6802 sayılı Gider Vergileri Kanununun “Beyanname verilme zamanı ve yeri” başlıklı 47’nci maddesinin (a) bendinde, her mükellefin, bir ay içindeki vergiye tabi muamelelerini bir beyanname ile ertesi ayın 15’inci günü akşamına kadar muamelelerin yapıldığı yer vergi dairesine bildirmek mecburiyetinde olduğu; (d) bendinde ise, takvim yılı sonucunda hesabı cari muamelelerini beyanname verme müddeti içinde kapatamayan bankaların, bu muamelelerini, takvim yılı sonundan itibaren en geç üç ay içinde ayrı bir beyanname ile bildirebilecekleri hükme bağlanmıştır. Görüldüğü üzere, anılan maddede bankalara tanınan üç aylık ek süreden yararlanabilmek için, vergiye tabi işlemin bankaların cari hesaplarına ilişkin olması, hesap döneminin yıl sonuna (31 Aralık’a) denk gelmesi ve beyanname verme müddeti içinde yani Ocak ayının 15’inci günü akşamına kadar bu hesapların kapatılamamış olması gerekmektedir.
Olayda, davacı bankanın … şubesince 1996 yılının Aralık dönemi banka ve sigorta muameleleri vergisi beyannamesi yasal süresinde verilmiş olmakla, cari hesapların en geç bu tarihte kapatıldığı sonucuna varıldığından davacının üç aylık ek süreden yararlanma olanağı bulunmamaktadır.
Bu itibarla, beyanname verme müddeti içinde ödenmediği tartışmasız bulunan amme alacağı için gecikme zammı hesaplanması yerinde olduğundan, aksi yönde verilen mahkeme kararında isabet görülmemiştir.
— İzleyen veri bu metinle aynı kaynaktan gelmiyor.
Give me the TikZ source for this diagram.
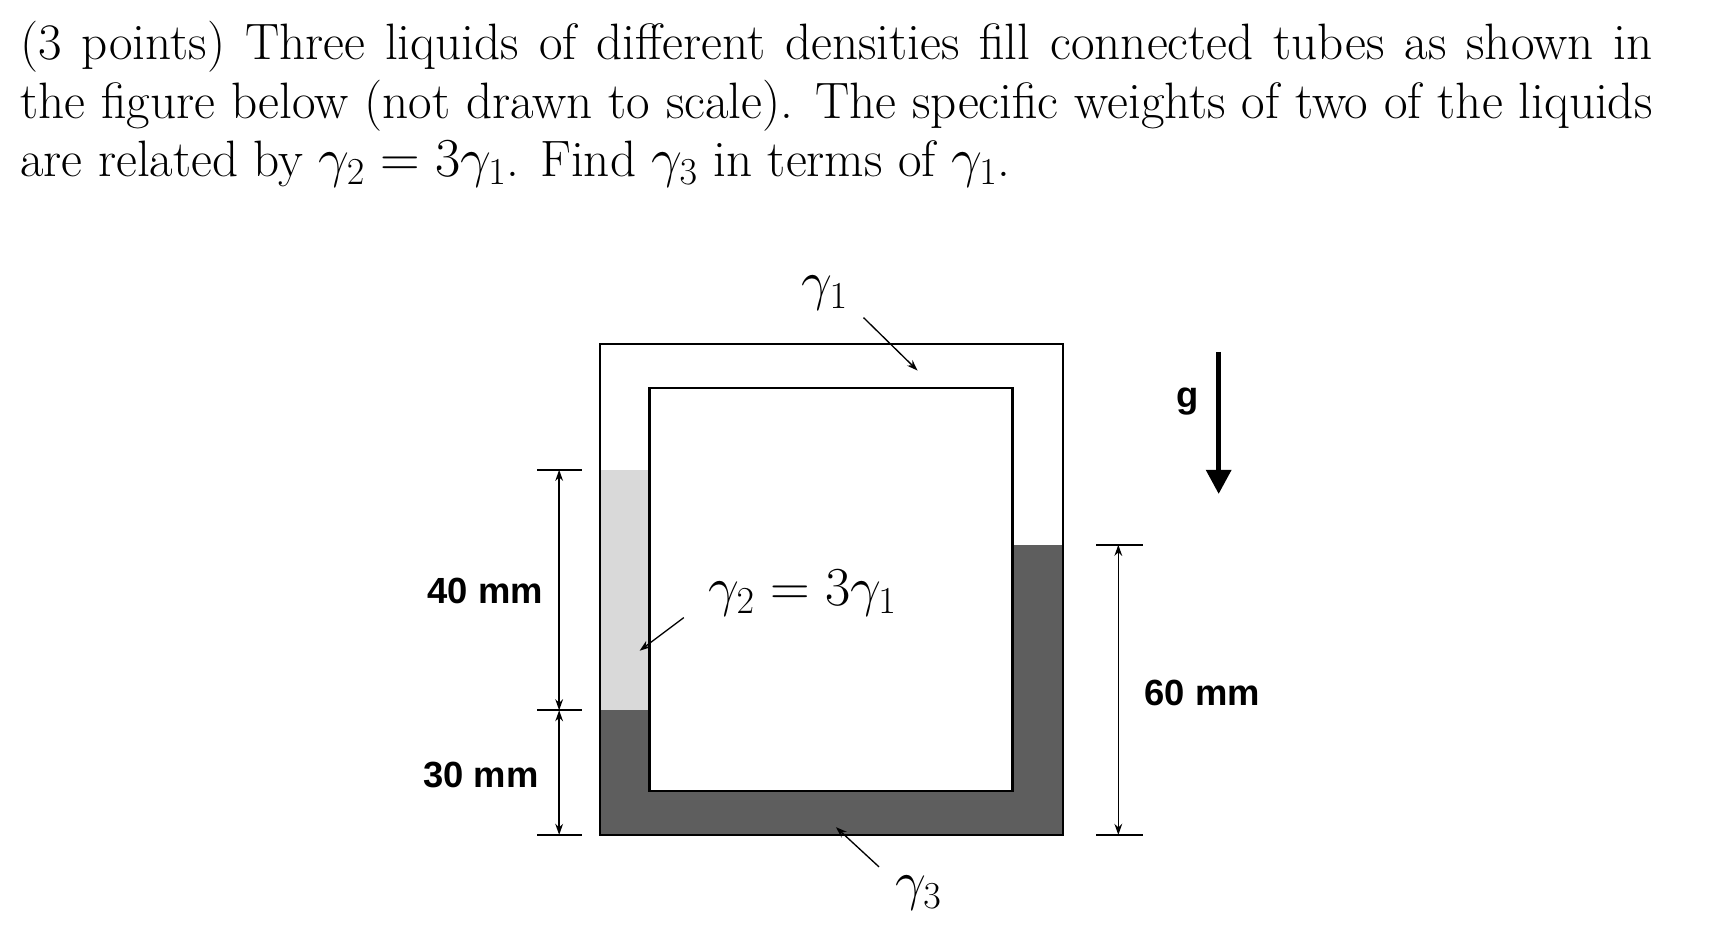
\documentclass[tikz,border=0pt]{standalone}
\usepackage{fontspec}
\newfontfamily\lab{Liberation Sans}
\usetikzlibrary{arrows.meta}
\begin{document}
\begin{tikzpicture}[x=0.5pt,y=-0.5pt,
  dim/.style={line width=0.7pt,{Stealth[length=5pt,width=3.5pt]}-{Stealth[length=5pt,width=3.5pt]}},
  tick/.style={line width=0.8pt},
  lbl/.style={font=\lab\bfseries\fontsize{16.5}{16.5}\selectfont},
  ptr/.style={line width=0.6pt,-{Stealth[length=5pt,width=3.5pt]}},
  gk/.style={font=\fontsize{25}{25}\selectfont}]
\useasboundingbox (0,0) rectangle (1565,843);
\node[anchor=north west,text width=740pt,align=justify,inner sep=0pt,font=\fontsize{23.2}{26.5}\selectfont] (txt) at (18,19)
{(3 points) Three liquids of different densities fill connected tubes as shown in\linebreak the figure below (not drawn to scale). The specific weights of two of the liquids\linebreak are related by $\gamma_2=3\gamma_1$. Find $\gamma_3$ in terms of $\gamma_1$.};
% fills
\fill[gray!30] (544,426) rectangle (589,644);
\fill[black!63] (544,644) rectangle (589,757);
\fill[black!63] (544,717) rectangle (964,757);
\fill[black!63] (918,494) rectangle (964,757);
\draw[line width=1pt] (544,312) rectangle (964,757);
\draw[line width=1pt,fill=white] (589,352) rectangle (918,717);
% left dims
\coordinate (a1) at (507,426); \coordinate (a2) at (507,644); \coordinate (a3) at (507,757);
\draw[tick] (487,426)--(528,426); \draw[tick] (487,644)--(528,644); \draw[tick] (487,757)--(528,757);
\draw[dim] (a1)--(a2); \draw[dim] (a2)--(a3);
\node[lbl] (l40) at (440,536) {40 mm};
\node[lbl] (l30) at (436,703) {30 mm};
% right dim
\coordinate (b1) at (1014,494); \coordinate (b2) at (1014,757);
\draw[tick] (994,494)--(1036,494); \draw[tick] (994,757)--(1036,757);
\draw[dim] (b1)--(b2);
\node[lbl] (l60) at (1090,628) {60 mm};
% gravity
\node[lbl] (g) at (1077,364) {g};
\coordinate (g1) at (1105,319); \coordinate (g2) at (1105,448);
\draw[line width=2.5pt,-{Triangle[length=11pt,width=11pt]}] (g1)--(g2);
% gamma labels
\node[gk] (y1) at (748,266) {$\gamma_1$};
\coordinate (p1) at (783,288); \coordinate (q1) at (832,336);
\draw[ptr] (p1)--(q1);
\node[gk] (y2) at (728,538) {$\gamma_2=3\gamma_1$};
\coordinate (p2) at (620,560); \coordinate (q2) at (580,590);
\draw[ptr] (p2)--(q2);
\node[gk] (y3) at (833,810) {$\gamma_3$};
\coordinate (p3) at (797,786); \coordinate (q3) at (758,750);
\draw[ptr] (p3)--(q3);
\end{tikzpicture}
\end{document}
Açıklanan nedenle, temyiz isteminin kabulüne; mahkeme kararının bozulmasına, bozma kararı üzerine mahkemece yeniden verilecek kararla birlikte yargılama giderleri de hüküm altına alınacağından, bu hususta ayrıca hüküm tesisine gerek bulunmadığına, 22.3.1999 gününde oybirliği ile karar verildi.